Main Idea

They propose a Dual Attention Networks (DANet) to adaptively integrate local features with their global dependencies, unlike previous works that capture contexts by multi-scale feature fusion. Specifically, they append two types of attention modules on top of traditional dilated FCN. The position attention module selectively aggregates the features at each position by a weighted sum of the features at all positions. Attention module selectively emphasizes interdependent channel maps by integrating associated features among all channel maps.

Dual Attention Network

The model is filled with pictures of scene segmentation with diverse scales, lighting, and views.

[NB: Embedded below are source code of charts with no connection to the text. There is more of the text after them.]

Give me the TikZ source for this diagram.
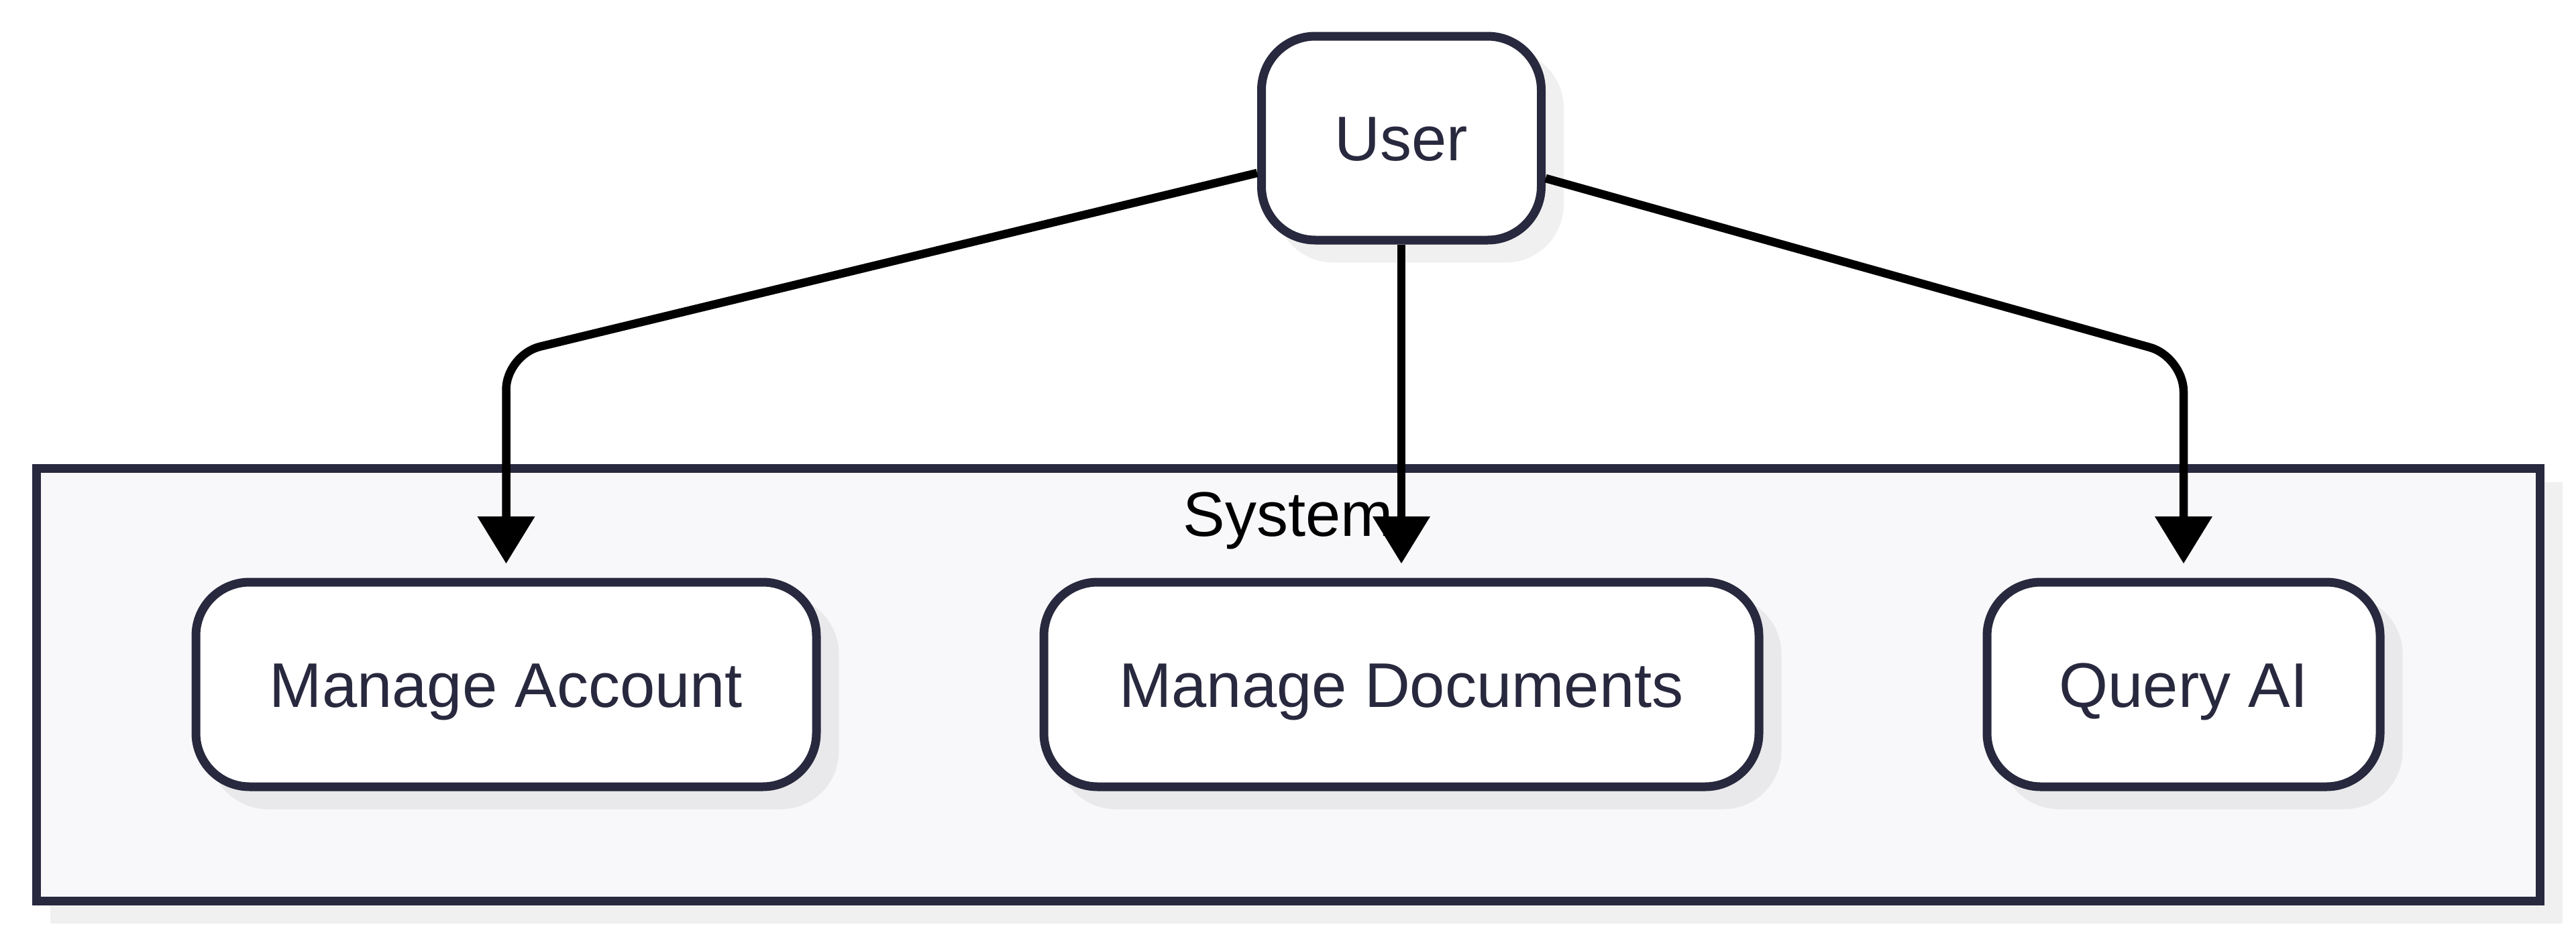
\documentclass[tikz,border=0pt]{standalone}
\usepackage{fontspec}
\setmainfont{Liberation Sans}
\usetikzlibrary{arrows.meta}
\definecolor{nodeline}{RGB}{40,40,62}
\definecolor{sysfill}{RGB}{248,248,250}
\pgfdeclarelayer{syslayer}
\pgfdeclarelayer{shadowlayer}
\pgfsetlayers{syslayer,shadowlayer,main}
\begin{document}
\begin{tikzpicture}[x=1pt,y=-1pt,
  usecase/.style={draw=nodeline, line width=13pt, fill=white, rounded corners=80pt,
    text=nodeline, font=\fontsize{94}{110}\selectfont, text height=67.3pt, text depth=0pt,
    inner sep=0pt, minimum height=305pt},
  conn/.style={draw=black, line width=12.5pt,
    -{Triangle[width=86pt,length=70pt,line width=0pt]}, shorten >=21.5pt},
  shadowfill/.style={fill=black, fill opacity=0.06, rounded corners=86.5pt},
  labeltext/.style={font=\fontsize{94}{110}\selectfont, text height=67.3pt, text depth=0pt, inner sep=0pt, text=black}]
\useasboundingbox (0,0) rectangle (3840,1408);

\begin{pgfonlayer}{syslayer}
  \fill[black, fill opacity=0.06] (74.5,718.5) rectangle (3819.5,1376.5);
  \node[draw=nodeline, line width=13pt, fill=sysfill, minimum width=3732pt,
        minimum height=645pt, inner sep=0pt] (sys) at (1920,1020.5) {};
\end{pgfonlayer}

\node[labeltext] (syslabel) at (1920,766) {System};

\node[usecase, minimum width=417pt, minimum height=304pt] (user) at (2089,206) {User};
\node[usecase, minimum width=925pt] (ma) at (754.5,1020.5) {Manage Account};
\node[usecase, minimum width=1066pt] (md) at (2089,1020.5) {Manage Documents};
\node[usecase, minimum width=586pt] (qa) at (3255,1020.5) {Query AI};

\begin{pgfonlayer}{shadowlayer}
  \foreach \n in {user,ma,md,qa}
    \fill[shadowfill] ([xshift=27pt,yshift=-27pt]\n.north west) rectangle ([xshift=27pt,yshift=-27pt]\n.south east);
\end{pgfonlayer}

\coordinate (cL) at (754.5,529);
\coordinate (cR) at (3255,532);
\draw[conn, rounded corners=52pt] (user) -- (cL) -- (ma.north);
\draw[conn] (user.south) -- (md.north);
\draw[conn, rounded corners=52pt] (user) -- (cR) -- (qa.north);
\end{tikzpicture}
\end{document}
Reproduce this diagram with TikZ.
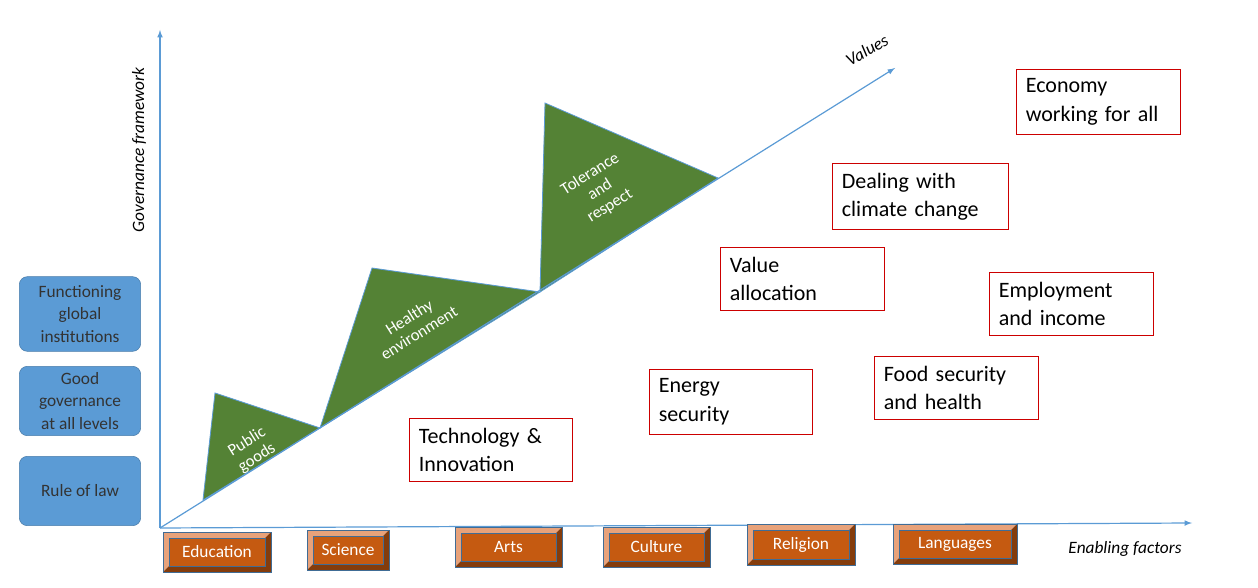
\documentclass[tikz,border=0pt]{standalone}
\usepackage{fontspec}
\setmainfont{Carlito}
\begin{document}
\begin{tikzpicture}[x=0.75pt,y=-0.75pt,
 ax/.style={draw=axb,line width=0.9pt,-latex},
 tri/.style={fill=tg,draw=axb,line width=0.6pt},
 tl/.style={text=white,font=\fontsize{12.5}{14}\selectfont,align=center,rotate=32},
 rb/.style={draw=red!80!black,line width=0.8pt,text width=#1,align=left,font=\fontsize{16.5}{21.5}\selectfont,inner sep=7pt},
 lb/.style={draw=axb!80!black,fill=bb,rounded corners=6pt,minimum width=91pt,align=center,font=\fontsize{13}{17}\selectfont,text=black!80},
]
\definecolor{axb}{HTML}{5B9BD5}
\definecolor{tg}{HTML}{548235}
\definecolor{bb}{HTML}{5B9BD5}
\definecolor{or}{HTML}{C55A11}
\definecolor{orl}{HTML}{E8A27A}
\definecolor{ord}{HTML}{843C0C}
\useasboundingbox (0,0) rectangle (1258,588);
\coordinate (O) at (160,528);
\coordinate (Y) at (160,30);
\coordinate (X) at (1192,523);
\coordinate (V) at (895,68);
% triangles
\draw[tri] (203,500) -- (215,393) -- (320,428) -- cycle;
\draw[tri] (320,428) -- (372,268) -- (540,292) -- cycle;
\draw[tri] (540,292) -- (545,103) -- (718,178) -- cycle;
\node[tl] (t1) at (252,450) {Public\\goods};
\node[tl] (t2) at (414,325) {Healthy\\environment};
\node[tl] (t3) at (600,190) {Tolerance\\and\\respect};
\draw[ax] (O) -- (Y);
\draw[ax] (O) -- (X);
\draw[ax] (O) -- (V);
\node[rotate=90,font=\itshape\fontsize{13}{14}\selectfont] (gf) at (139,150) {Governance framework};
\node[rotate=30,font=\itshape\fontsize{13}{14}\selectfont] (vl) at (867,50) {Values};
\node[font=\itshape\fontsize{13}{14}\selectfont] (ef) at (1125,549) {Enabling factors};
% red boxes
\node[rb=108pt,anchor=north west] (b1) at (409,418) {Technology \&\\Innovation};
\node[rb=108pt,anchor=north west] (b2) at (649,369) {Energy\\security};
\node[rb=109pt,anchor=north west] (b3) at (720,247) {Value\\allocation};
\node[rb=118pt,anchor=north west] (b4) at (832,163) {Dealing with\\climate change};
\node[rb=109pt,anchor=north west] (b5) at (1016,69) {Economy\\working for all};
\node[rb=109pt,anchor=north west] (b6) at (989,272) {Employment\\and income};
\node[rb=109pt,anchor=north west] (b7) at (874,356) {Food security\\and health};
% left boxes
\node[lb,minimum height=56pt] (l1) at (80,314) {Functioning\\global\\institutions};
\node[lb,minimum height=52pt] (l2) at (80,401) {Good\\governance\\at all levels};
\node[lb,minimum height=52pt] (l3) at (80,491) {Rule of law};
% bottom bevel boxes
\foreach \n/\xa/\ya/\xb/\yb/\t in {e/163/532/271/572/Education,s/307/530/389/570/Science,a/455/527/562/567/Arts,c/603/527/710/567/Culture,r/747/524/855/565/Religion,g/893/524/1017/564/Languages}{
  \fill[orl] (\xa,\ya) -- (\xb,\ya) -- (\xb-6,\ya+6) -- (\xa+6,\ya+6) -- (\xa+6,\yb-6) -- (\xa,\yb) -- cycle;
  \fill[ord] (\xb,\yb) -- (\xb,\ya) -- (\xb-6,\ya+6) -- (\xb-6,\yb-6) -- (\xa+6,\yb-6) -- (\xa,\yb) -- cycle;
  \draw[axb!70!black,fill=or,line width=0.6pt] (\xa+6,\ya+6) rectangle (\xb-6,\yb-6);
  \draw[axb!70!black,line width=0.6pt] (\xa,\ya) rectangle (\xb,\yb);
  \node[text=white,font=\fontsize{13}{14}\selectfont] (f\n) at ({(\xa+\xb)/2},{(\ya+\yb)/2}) {\t};
}
\end{tikzpicture}
\end{document}
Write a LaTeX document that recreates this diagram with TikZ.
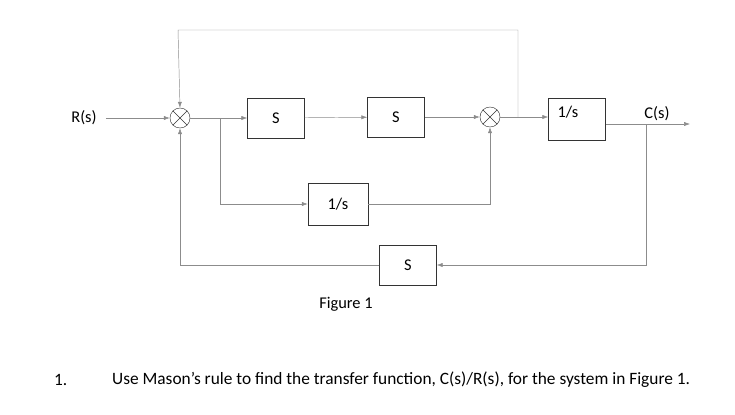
\documentclass[tikz,border=0pt]{standalone}
\usepackage{fontspec}
\setmainfont{Carlito}
\usetikzlibrary{arrows.meta,positioning}
\tikzstyle{block} = [rectangle, draw=black!80, minimum width=57*0.03cm, minimum height=40*0.03cm, font=\fontsize{14}{16}\selectfont]
\tikzstyle{sum} = [circle, draw=black!80, minimum size=20*0.03cm, inner sep=0pt]
\tikzstyle{line} = [draw=black!45, -{Latex[length=5pt,width=3.5pt]}]
\tikzstyle{wire} = [draw=black!45]

\begin{document}
\begin{tikzpicture}[x=0.03cm, y=-0.03cm, font=\fontsize{14}{16}\selectfont]
    \useasboundingbox (0,0) rectangle (735,414);
    % Place nodes
    \node (R) at (84,118) {R(s)};
    \node [sum] (sumA) at (180,118) {};
    \draw [black!80] (sumA.north west) -- (sumA.south east) (sumA.north east) -- (sumA.south west);
    \node [block] (fwdA) at (276,118) {S};
    \node [block] (fwdB) at (396,117) {S};
    \node [sum] (sumB) at (490,117) {};
    \draw [black!80] (sumB.north west) -- (sumB.south east) (sumB.north east) -- (sumB.south west);
    \node [block, minimum height=42*0.03cm] (integ) at (577,119) {};
    \node at (568,112) {1/s};
    \node (C) at (657,114) {C(s)};
    \coordinate (out) at (690,124);
    \node [block, minimum width=60*0.03cm, minimum height=42*0.03cm] (ff) at (338,204) {1/s};
    \node [block] (fb) at (408,265) {S};
    \node (cap) at (346,304) {Figure 1};
    \node [anchor=west, font=\fontsize{14.8}{17}\selectfont] (num) at (50,380) {1.};
    \node [anchor=west, font=\fontsize{14.8}{17}\selectfont] (task) at (108,380) {Use Mason’s rule to find the transfer function, C(s)/R(s), for the system in Figure 1.};

    % Draw edges
    \coordinate (split) at (220,118);
    \coordinate (tap) at (518,117);
    \coordinate (tapC) at (646,124);
    \path [line] (R.east) ++(5,0) -- (sumA);
    \path [line] (sumA) -- (fwdA);
    \path [line] (fwdA) -- (fwdB);
    \path [line] (fwdB) -- (sumB);
    \path [line] (sumB) -- (integ.west |- sumB);
    \path [line] (integ.east |- out) -- (out);
    \path [line] (tap) |- (178,30) -- (sumA.north);
    \path [line] (split) |- (ff.west);
    \path [line] (ff.east) -| (sumB.south);
    \path [line] (tapC) |- (fb.east);
    \path [line] (fb.west) -| (sumA.south);
\end{tikzpicture}
\end{document}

The convolution operations have a local receptive field, the features corresponding to the pixels with the same label do have some differences. These differences affect the recognition accuracy of traditional FCN’s. To address this issue, the DANet capture global dependencies by building associations among features with the attention mechanism. This method could adaptively aggregate long-range contextual information, thus improving feature representation for scene segmentation.

Position Attention Module

Context relationship is essential for scene understanding, which aims at capturing global dependencies regardless of locations. The position attention module encodes a broader range of contextual information into local features, thus enhancing their representative capacity.

Channel Attention Module

Each channel map of high-level features can be associated with a class-specific response. The interdependencies between channel maps could emphasize interdependent feature maps and improve the feature representation of specific semantics. Therefore, this channel attention module is built explicitly for model interdependencies between channels.